March 13, 2004

Letter to the Paper VIII

Thomas Lipscomb's NY Sun article on how John Kerry resigned from VVAW over at Outside the Beltway. The affair is a shocker, if true. This shouldn't be left to wander around in the fever swamps and it should be easily debunked if John Kerry is telling the truth that he did not attend the fateful four day meeting.

Clearly VVAW was being monitored by the government. It's quite possible that the FBI files on this radical group can exonerate John Kerry. If he's telling the truth, Kerry can likely provide corroboration of his actual location during those four days in November, 1971. If he's lying, it's important to uncover that too.

Discount Blogger commented on the Outside the Beltway article and thought that this is automatically right wing character assassination. I left the following in comments over there:

After reading the article and the comments at outside the beltway, I've come to a somewhat different conclusion. Kerry, at age 27, had some significant difficulty spotting violent, treasonous nutcases but when push came to shove he resigned which speaks well of his ultimate judgment.

The question really is what are you supposed to do when you belong to an organization that has a significant minority (a lone nut wouldn't have caused Kerry to resign) that believes in political assassination.

Clearly, they knew that they were being spied upon by the government. They had to move twice to avoid that spying just to debate the assassination plot. So, assuming that the two eyewitnesses who place Kerry at the meeting are correct, and the three sources affirming the assassination plot are also correct, does this have as much relevance to judging Kerry fit for the presidency as to the pacing of George W. Bush's National Guard service?
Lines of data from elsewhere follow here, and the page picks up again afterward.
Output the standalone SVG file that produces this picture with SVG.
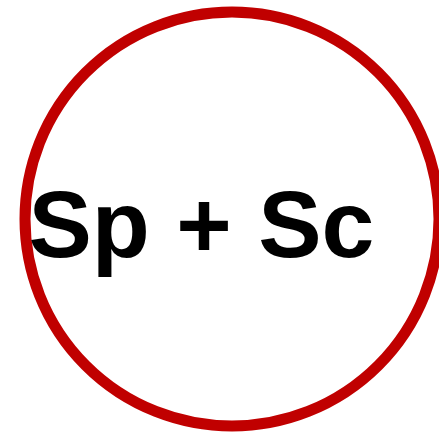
<svg xmlns="http://www.w3.org/2000/svg" width="439" height="433" viewBox="0 0 439 433">
<style>
.ring{fill:none;stroke:#c00000;stroke-width:11}
.lbl{font-family:"Liberation Sans",Arial,sans-serif;font-weight:bold;font-size:95px;fill:#000}
</style>
<rect width="439" height="433" fill="#fff"/>
<g id="node-circle">
<circle class="ring" cx="232" cy="219" r="207"/>
<text class="lbl" x="28.5" y="257">Sp + Sc</text>
</g>
</svg>
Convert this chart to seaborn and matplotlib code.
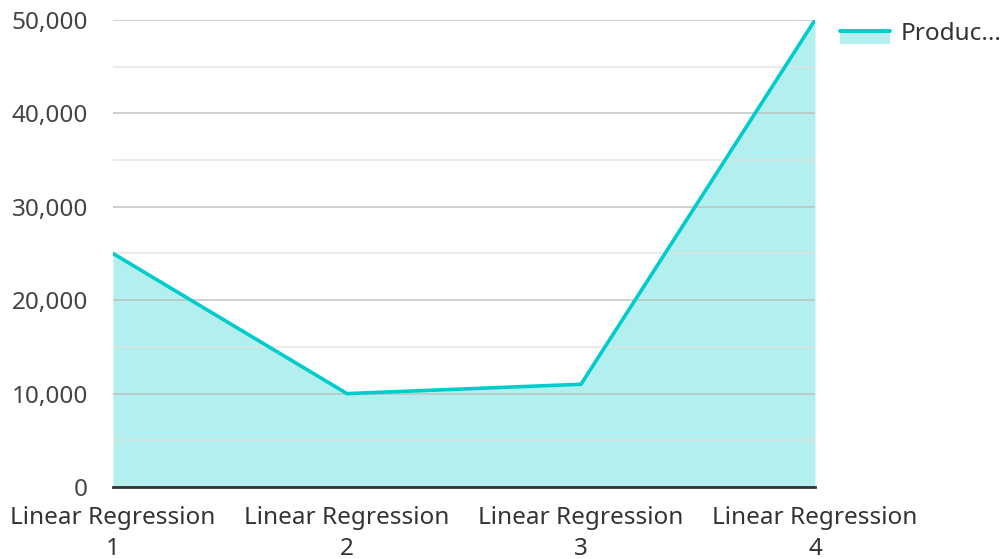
import matplotlib
matplotlib.use("Agg")
import matplotlib.pyplot as plt
from matplotlib.legend_handler import HandlerBase
from matplotlib.lines import Line2D
from matplotlib.patches import Rectangle
from matplotlib.ticker import FuncFormatter, MultipleLocator
import seaborn as sns
import pandas as pd

categories = ["Linear Regression\n1", "Linear Regression\n2", "Linear Regression\n3", "Linear Regression\n4"]
values = [25000, 10000, 11000, 50000]
series_name = "Produc..."

LINE = "#00cccc"
FILL = "#b2efee"
FS = 17.5

sns.set_theme(style="white")
plt.rcParams["font.family"] = ["Noto Sans", "DejaVu Sans"]

df = pd.DataFrame({"pos": range(len(categories)), "value": values})

fig = plt.figure(figsize=(10.02, 5.59), dpi=100)
ax = fig.add_axes([113 / 1002, 1 - 487 / 559, (815 - 113) / 1002, (487 - 20) / 559])

ax.fill_between(df["pos"], df["value"], 0, color=FILL, linewidth=0, zorder=1)
sns.lineplot(data=df, x="pos", y="value", ax=ax, color=LINE, linewidth=2.6, zorder=3, legend=False)

ax.set_xlim(0, len(categories) - 1)
ax.set_ylim(0, 50000)
ax.set_xticks(range(len(categories)))
ax.set_xticklabels(categories)
ax.yaxis.set_major_locator(MultipleLocator(10000))
ax.yaxis.set_minor_locator(MultipleLocator(5000))
ax.yaxis.set_major_formatter(FuncFormatter(lambda v, p: f"{int(v):,}"))

ax.set_axisbelow("line")
ax.grid(True, which="major", axis="y", color="#bdbdbd", linewidth=1.1, alpha=0.9)
ax.grid(True, which="minor", axis="y", color="#e3e3e3", linewidth=1.1, alpha=0.9)
ax.grid(False, axis="x")

for s in ["top", "right", "left"]:
    ax.spines[s].set_visible(False)
ax.spines["bottom"].set_color("#333333")
ax.spines["bottom"].set_linewidth(2)
ax.spines["bottom"].set_zorder(4)

ax.tick_params(axis="y", which="both", length=0, pad=18, labelsize=FS, labelcolor="#444444")
ax.tick_params(axis="x", length=0, pad=13.5, labelsize=FS, labelcolor="#333333")
for t in ax.get_xticklabels():
    t.set_linespacing(1.38)
ax.set_xlabel("")
ax.set_ylabel("")


class AreaHandler(HandlerBase):
    def create_artists(self, legend, orig_handle, xdescent, ydescent, width, height, fontsize, trans):
        top = height * 0.5
        depth = fontsize * 0.5
        rect = Rectangle((-xdescent, top - depth), width, depth,
                         facecolor=FILL, edgecolor="none", transform=trans)
        line = Line2D([-xdescent, -xdescent + width], [top, top], color=LINE, linewidth=2.8,
                      transform=trans)
        return [rect, line]


handle = Rectangle((0, 0), 1, 1)
fig.legend([handle], [series_name], handler_map={Rectangle: AreaHandler()},
           loc="upper left", bbox_to_anchor=(840 / 1002, 1 - 22 / 559), frameon=False,
           fontsize=FS, handlelength=2.06, handletextpad=0.42, borderaxespad=0, borderpad=0,
           labelcolor="#333333")

fig.savefig("out.png", dpi=100)
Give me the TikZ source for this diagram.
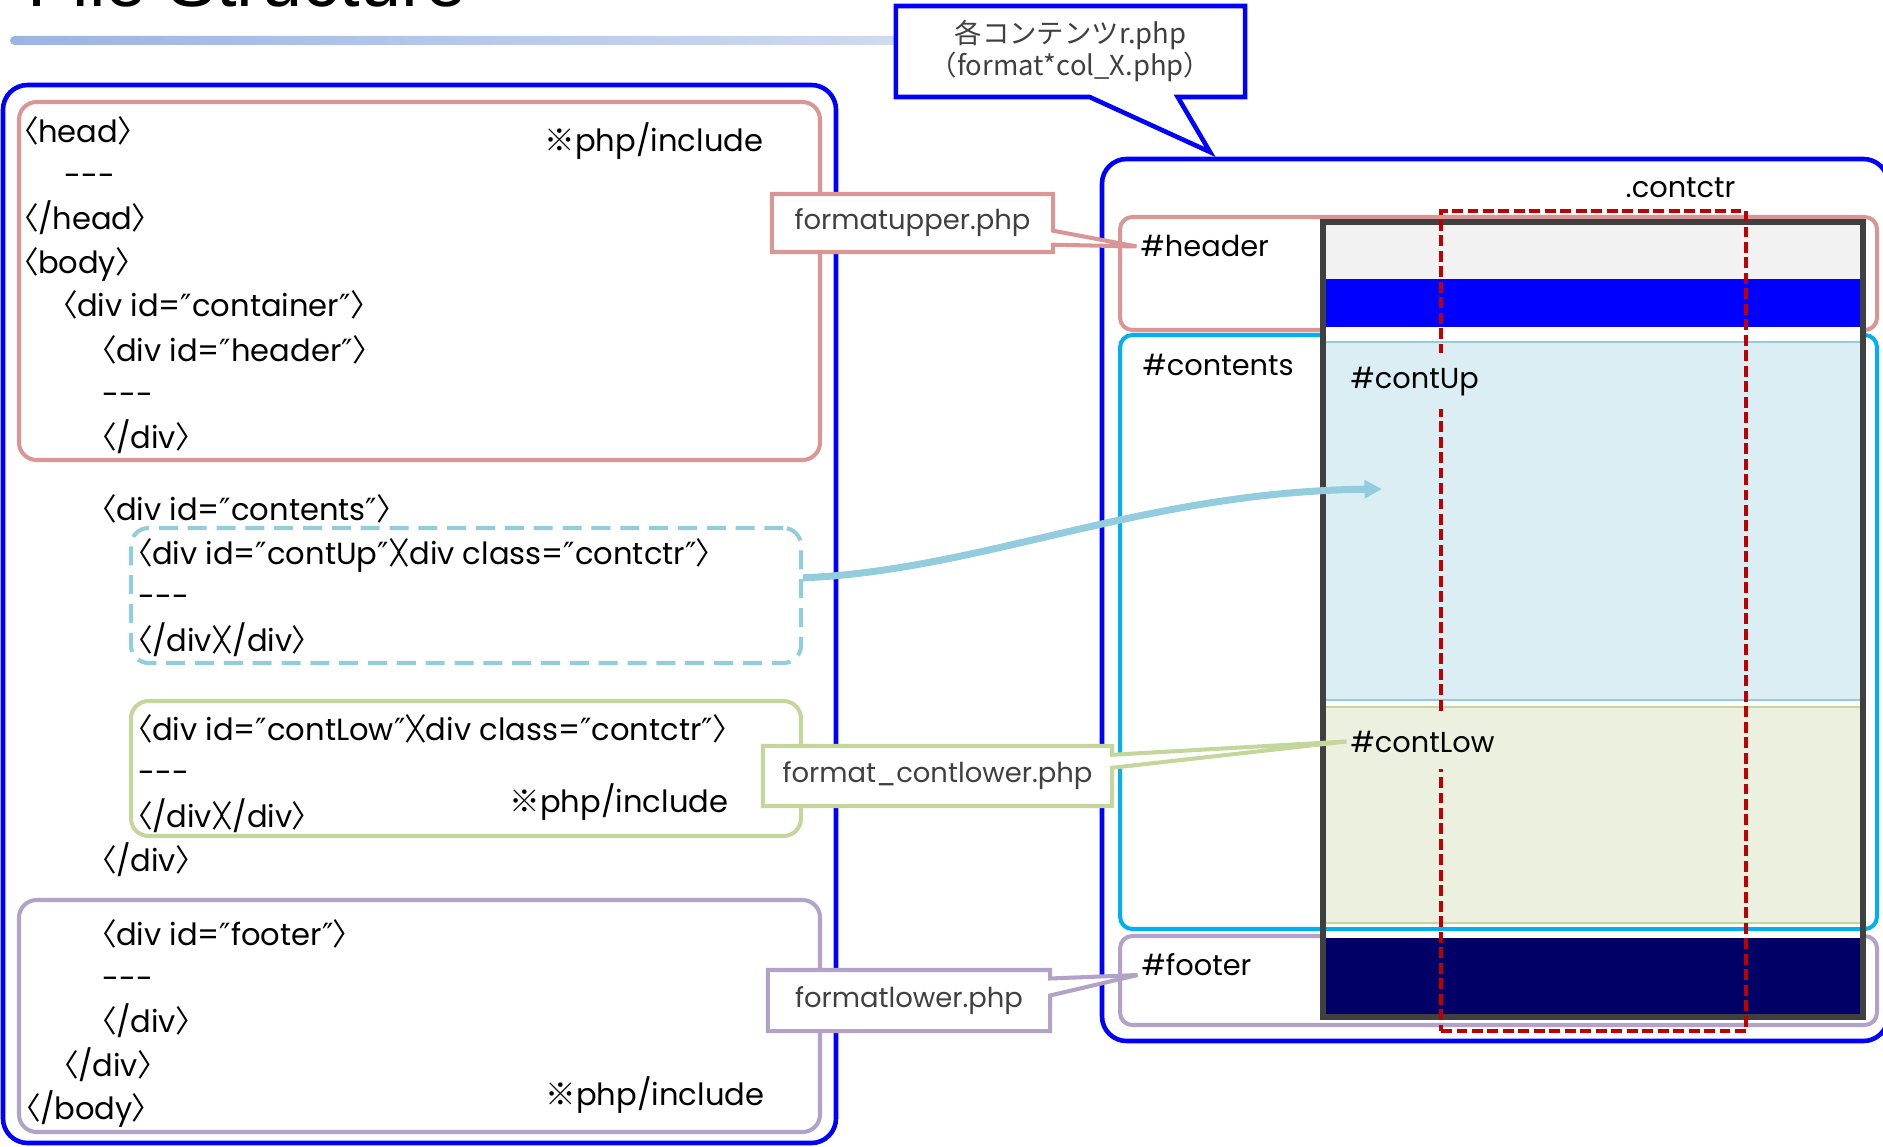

I think it does. The presidency creates the most microscopic public examination of a person's history and character available on the planet. This is fit for probably the most influential executive position on the planet. The meat grinder is always toughest for first time presidential contenders like Kerry.

If Kerry wasn't there, there should be corroborating witnesses for that time period. They should be produced and it should be done as soon as possible. This is a four day time period we're talking about when Kerry was already a public figure. At the very least, the FBI records of the meeting should be released. If the evidence shows he wasn't there, fine, case closed and it's despicable right-wing mudslinging.

But if he was there, at the very least he's been lying in a significant way about his past political history. That says something about John Kerry that should be relevant to voters and it should say something about how deeply journalists need to fact check John Kerry's other statements about his political past.